____ DATA LINES

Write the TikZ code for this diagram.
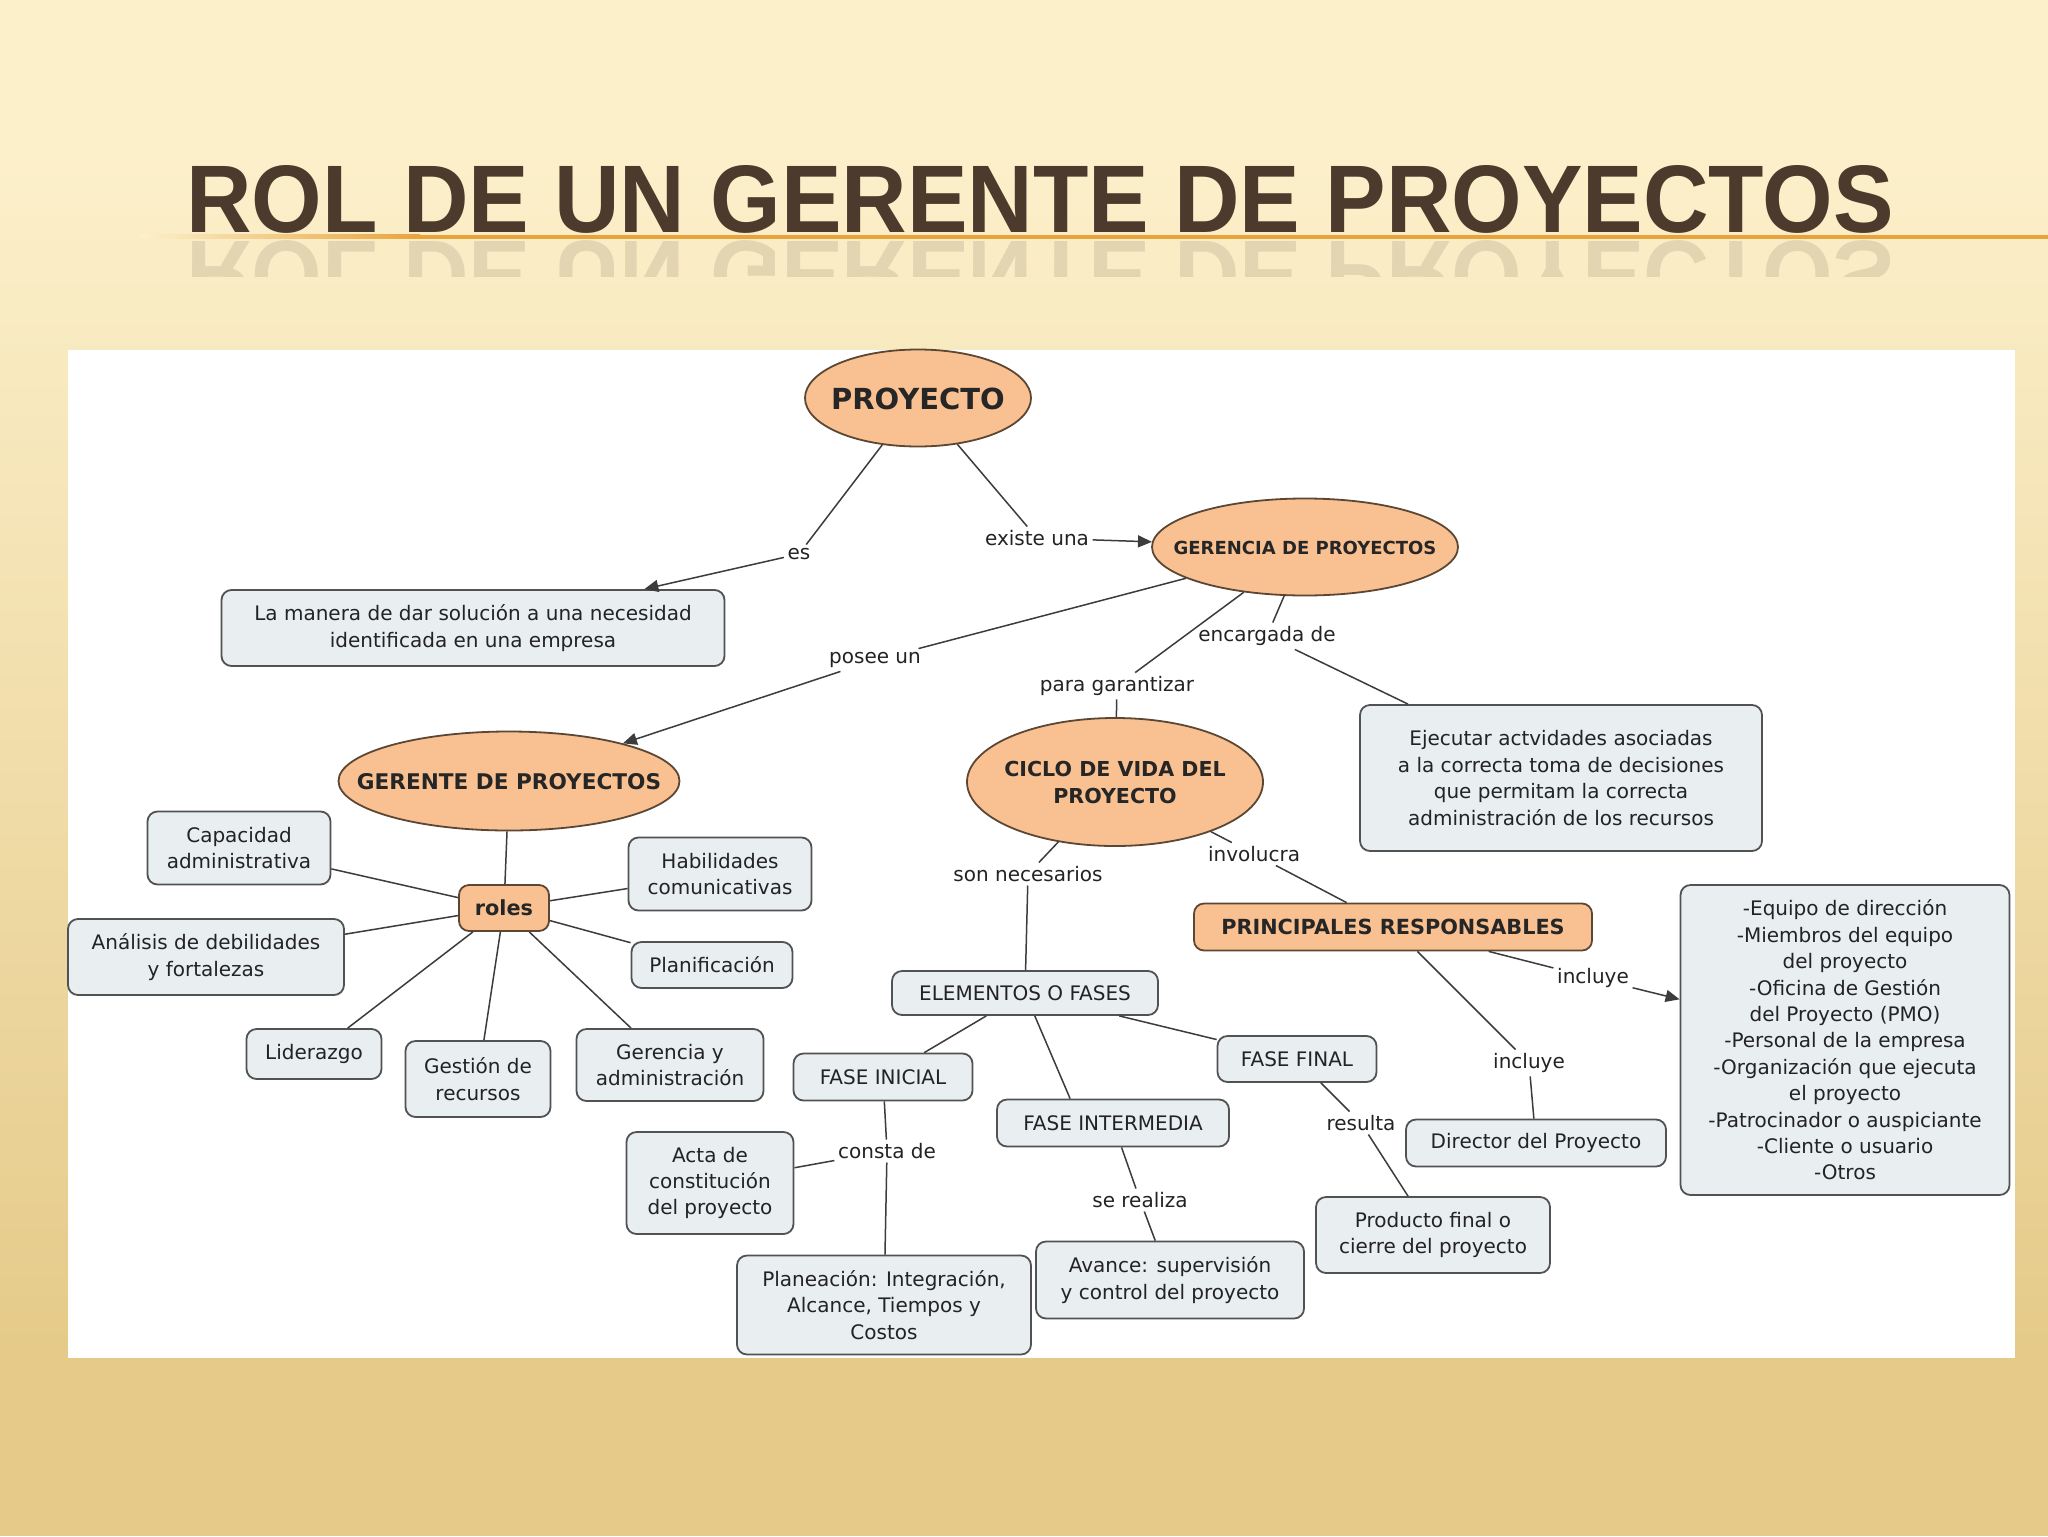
\documentclass[tikz,border=0pt]{standalone}
\usepackage{fontspec}
\usetikzlibrary{shapes.geometric,arrows.meta}
\newfontfamily\mapfont{DejaVu Sans}
\newfontfamily\headfont{Liberation Sans}

\definecolor{bgtop}{RGB}{252,240,203}
\definecolor{bggold}{RGB}{229,202,137}
\definecolor{titlebrown}{RGB}{76,59,45}
\definecolor{titleline}{RGB}{233,163,60}
\definecolor{peach}{RGB}{249,193,145}
\definecolor{peachline}{RGB}{92,70,52}
\definecolor{boxfill}{RGB}{233,238,241}
\definecolor{boxline}{RGB}{80,82,84}
\definecolor{connline}{RGB}{60,60,60}
\definecolor{maptext}{RGB}{35,35,35}

% text of an ellipse, kept out of the shape size
\newcommand{\ellipsetext}[2][1.4pt]{\raisebox{-#1}[\height][\depth]{\makebox[0pt]{\begin{tabular}{@{}c@{}}#2\end{tabular}}}}

\tikzset{every picture/.style={line width=0.75pt}}
\tikzset{
	concept/.style={ellipse, draw=peachline, fill=peach, line width=0.9pt, inner sep=0pt, text=black!85},
	conceptbox/.style={rounded corners=5pt, draw=peachline, fill=peach, line width=0.9pt, inner sep=0pt, align=center, text=black!85, font=\mapfont\bfseries\fontsize{10.4}{13}\selectfont},
	infobox/.style={rounded corners=5pt, draw=boxline, fill=boxfill, line width=0.9pt, inner sep=0pt, align=center, text=maptext, font=\mapfont\fontsize{10}{13.2}\selectfont},
	linklabel/.style={inner sep=1.5pt, text=maptext, font=\mapfont\fontsize{10}{12}\selectfont},
	conn/.style={draw=connline, line width=0.75pt},
	conarrow/.style={conn, -{Triangle[length=7pt,width=6pt]}}
}

\begin{document}
\begin{tikzpicture}[x=0.5pt,y=0.5pt,yscale=-1,xscale=1]
	\useasboundingbox (0,0) rectangle (2048,1536);

	%Shape: Background
	\fill[bgtop] (0,0) rectangle (2048,1536);
	\shade[top color=bgtop, bottom color=bggold] (0,150) rectangle (2048,1360);
	\fill[bggold] (0,1358) rectangle (2048,1536);

	%Shape: Title line
	\shade[left color=bgtop, right color=titleline] (140,234.5) rectangle (420,238.5);
	\fill[titleline] (420,234.5) rectangle (2048,238.5);

	% Text Node
	\draw (1040,232) node[anchor=base, xscale=0.945, text=titlebrown, font=\headfont\bfseries\fontsize{48}{48}\selectfont] (title) {ROL DE UN GERENTE DE PROYECTOS};
	% Text Node (reflection)
	\begin{scope}
		\clip (0,239) rectangle (2048,276);
		\draw (1040,241) node[anchor=base, xscale=0.945, yscale=-1, opacity=0.13, text=titlebrown, font=\headfont\bfseries\fontsize{48}{48}\selectfont] (titlerefl) {ROL DE UN GERENTE DE PROYECTOS};
	\end{scope}

	%Shape: Rectangle (white panel)
	\fill[white] (68,350) rectangle (2015,1358);

	%Shape: Ellipse
	\draw (918,398) node[concept, minimum width=113pt, minimum height=48.5pt, font=\mapfont\bfseries\fontsize{14.5}{16}\selectfont] (proy) {\ellipsetext[2.6pt]{PROYECTO}};
	%Shape: Ellipse
	\draw (1305,547) node[concept, minimum width=153pt, minimum height=48.5pt, font=\mapfont\bfseries\fontsize{9}{11}\selectfont] (gerencia) {\ellipsetext{GERENCIA DE PROYECTOS}};
	%Shape: Ellipse
	\draw (509,781) node[concept, minimum width=170.5pt, minimum height=49.5pt, font=\mapfont\bfseries\fontsize{10.8}{13}\selectfont] (gerente) {\ellipsetext{GERENTE DE PROYECTOS}};
	%Shape: Ellipse
	\draw (1115,782) node[concept, minimum width=148pt, minimum height=64pt, font=\mapfont\bfseries\fontsize{10.3}{13.5}\selectfont] (ciclo) {\ellipsetext{CICLO DE VIDA DEL\\PROYECTO}};

	%Shape: Rounded Rect
	\draw (504,908) node[conceptbox, minimum width=45pt, minimum height=23pt] (roles) {roles};
	\draw (1393,927) node[conceptbox, minimum width=199pt, minimum height=23.5pt] (respons) {PRINCIPALES RESPONSABLES};

	%Shape: Rounded Rect
	\draw (473,628) node[infobox, minimum width=251.5pt, minimum height=38pt] (manera) {La manera de dar solución a una necesidad\\identificada en una empresa};
	\draw (1561,778) node[infobox, minimum width=201pt, minimum height=73pt] (ejecutar) {Ejecutar actvidades asociadas\\a la correcta toma de decisiones\\que permitam la correcta\\administración de los recursos};
	\draw (239,848) node[infobox, minimum width=91.5pt, minimum height=36.5pt] (capacidad) {Capacidad\\administrativa};
	\draw (720,874) node[infobox, minimum width=91.5pt, minimum height=36.5pt] (habil) {Habilidades\\comunicativas};
	\draw (206,957) node[infobox, minimum width=138pt, minimum height=38pt] (analisis) {Análisis de debilidades\\y fortalezas};
	\draw (712,965) node[infobox, minimum width=80.5pt, minimum height=23pt] (planif) {Planificación};
	\draw (314,1054) node[infobox, minimum width=67.5pt, minimum height=25pt] (lider) {Liderazgo};
	\draw (478,1079) node[infobox, minimum width=72.5pt, minimum height=38pt] (gestion) {Gestión de\\recursos};
	\draw (670,1065) node[infobox, minimum width=93.5pt, minimum height=36pt] (geradm) {Gerencia y\\administración};
	\draw (1025,993) node[infobox, minimum width=133pt, minimum height=22pt] (elementos) {ELEMENTOS O FASES};
	\draw (883,1077) node[infobox, minimum width=89.5pt, minimum height=23.5pt] (inicial) {FASE INICIAL};
	\draw (1297,1059) node[infobox, minimum width=79.5pt, minimum height=23pt] (final) {FASE FINAL};
	\draw (1113,1123) node[infobox, minimum width=116pt, minimum height=23.5pt] (intermedia) {FASE INTERMEDIA};
	\draw (1536,1143) node[infobox, minimum width=130pt, minimum height=23.5pt] (director) {Director del Proyecto};
	\draw (710,1183) node[infobox, minimum width=83.5pt, minimum height=51pt] (acta) {Acta de\\constitución\\del proyecto};
	\draw (884,1305) node[infobox, minimum width=147pt, minimum height=49.5pt] (planeacion) {Planeación: Integración,\\Alcance, Tiempos y\\Costos};
	\draw (1170,1280) node[infobox, minimum width=134pt, minimum height=38.5pt] (avance) {Avance: supervisión\\y control del proyecto};
	\draw (1433,1235) node[infobox, minimum width=117pt, minimum height=38pt] (producto) {Producto final o\\cierre del proyecto};
	\draw (1845,1040) node[infobox, minimum width=164.5pt, minimum height=155pt] (lista) {-Equipo de dirección\\-Miembros del equipo\\del proyecto\\-Oficina de Gestión\\del Proyecto (PMO)\\-Personal de la empresa\\-Organización que ejecuta\\el proyecto\\-Patrocinador o auspiciante\\-Cliente o usuario\\-Otros};

	% Text Node
	\draw (799,554) node[linklabel] (es) {es};
	\draw (1037,538) node[linklabel] (existe) {existe una};
	\draw (875,660) node[linklabel] (posee) {posee un};
	\draw (1267,636) node[linklabel] (encargada) {encargada de};
	\draw (1117,686) node[linklabel] (garant) {para garantizar};
	\draw (1028,874) node[linklabel] (necesarios) {son necesarios};
	\draw (1254,854) node[linklabel] (involucra) {involucra};
	\draw (1593,978) node[linklabel] (incluyeA) {incluye};
	\draw (1529,1063) node[linklabel] (incluyeB) {incluye};
	\draw (1361,1123) node[linklabel] (resulta) {resulta};
	\draw (887,1151) node[linklabel] (consta) {consta de};
	\draw (1140,1200) node[linklabel] (realiza) {se realiza};

	% Connectors
	\draw[conn] (proy) -- (es);
	\draw[conarrow] (es) -- (manera);
	\draw[conn] (proy) -- (existe);
	\draw[conarrow] (existe) -- (gerencia);
	\draw[conn] (gerencia) -- (posee);
	\draw[conarrow] (posee) -- (gerente);
	\draw[conn] (gerencia) -- (garant);
	\draw[conn] (garant) -- (ciclo);
	\draw[conn] (gerencia) -- (encargada);
	\draw[conn] (encargada) -- (ejecutar);
	\draw[conn] (gerente) -- (roles);
	\draw[conn] (roles) -- (capacidad);
	\draw[conn] (roles) -- (habil);
	\draw[conn] (roles) -- (analisis);
	\draw[conn] (roles) -- (planif);
	\draw[conn] (roles) -- (lider);
	\draw[conn] (roles) -- (gestion);
	\draw[conn] (roles) -- (geradm);
	\draw[conn] (ciclo) -- (necesarios);
	\draw[conn] (necesarios) -- (elementos);
	\draw[conn] (ciclo) -- (involucra);
	\draw[conn] (involucra) -- (respons);
	\draw[conn] (elementos) -- (inicial);
	\draw[conn] (elementos) -- ([xshift=37pt]intermedia.north west);
	\draw[conn] (elementos) -- (final);
	\draw[conn] (inicial) -- (consta);
	\draw[conn] (consta) -- (acta);
	\draw[conn] (consta) -- (planeacion);
	\draw[conn] (intermedia) -- (realiza);
	\draw[conn] (realiza) -- (avance);
	\draw[conn] (final) -- (resulta);
	\draw[conn] (resulta) -- (producto);
	\draw[conn] (respons) -- (incluyeA);
	\draw[conarrow] (incluyeA) -- (lista);
	\draw[conn] (respons) -- (incluyeB);
	\draw[conn] (incluyeB) -- (director);

\end{tikzpicture}
\end{document}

________

Please take the lines from the beginning of the data above through the line holding "(420,234.5) rectangle (2048,238.5);" and transcribe them exactly, without any pictures.

Write the TikZ code for this diagram.
\documentclass[tikz,border=0pt]{standalone}
\usepackage{fontspec}
\usetikzlibrary{shapes.geometric,arrows.meta}
\newfontfamily\mapfont{DejaVu Sans}
\newfontfamily\headfont{Liberation Sans}

\definecolor{bgtop}{RGB}{252,240,203}
\definecolor{bggold}{RGB}{229,202,137}
\definecolor{titlebrown}{RGB}{76,59,45}
\definecolor{titleline}{RGB}{233,163,60}
\definecolor{peach}{RGB}{249,193,145}
\definecolor{peachline}{RGB}{92,70,52}
\definecolor{boxfill}{RGB}{233,238,241}
\definecolor{boxline}{RGB}{80,82,84}
\definecolor{connline}{RGB}{60,60,60}
\definecolor{maptext}{RGB}{35,35,35}

% text of an ellipse, kept out of the shape size
\newcommand{\ellipsetext}[2][1.4pt]{\raisebox{-#1}[\height][\depth]{\makebox[0pt]{\begin{tabular}{@{}c@{}}#2\end{tabular}}}}

\tikzset{every picture/.style={line width=0.75pt}}
\tikzset{
	concept/.style={ellipse, draw=peachline, fill=peach, line width=0.9pt, inner sep=0pt, text=black!85},
	conceptbox/.style={rounded corners=5pt, draw=peachline, fill=peach, line width=0.9pt, inner sep=0pt, align=center, text=black!85, font=\mapfont\bfseries\fontsize{10.4}{13}\selectfont},
	infobox/.style={rounded corners=5pt, draw=boxline, fill=boxfill, line width=0.9pt, inner sep=0pt, align=center, text=maptext, font=\mapfont\fontsize{10}{13.2}\selectfont},
	linklabel/.style={inner sep=1.5pt, text=maptext, font=\mapfont\fontsize{10}{12}\selectfont},
	conn/.style={draw=connline, line width=0.75pt},
	conarrow/.style={conn, -{Triangle[length=7pt,width=6pt]}}
}

\begin{document}
\begin{tikzpicture}[x=0.5pt,y=0.5pt,yscale=-1,xscale=1]
	\useasboundingbox (0,0) rectangle (2048,1536);

	%Shape: Background
	\fill[bgtop] (0,0) rectangle (2048,1536);
	\shade[top color=bgtop, bottom color=bggold] (0,150) rectangle (2048,1360);
	\fill[bggold] (0,1358) rectangle (2048,1536);

	%Shape: Title line
	\shade[left color=bgtop, right color=titleline] (140,234.5) rectangle (420,238.5);
	\fill[titleline] (420,234.5) rectangle (2048,238.5);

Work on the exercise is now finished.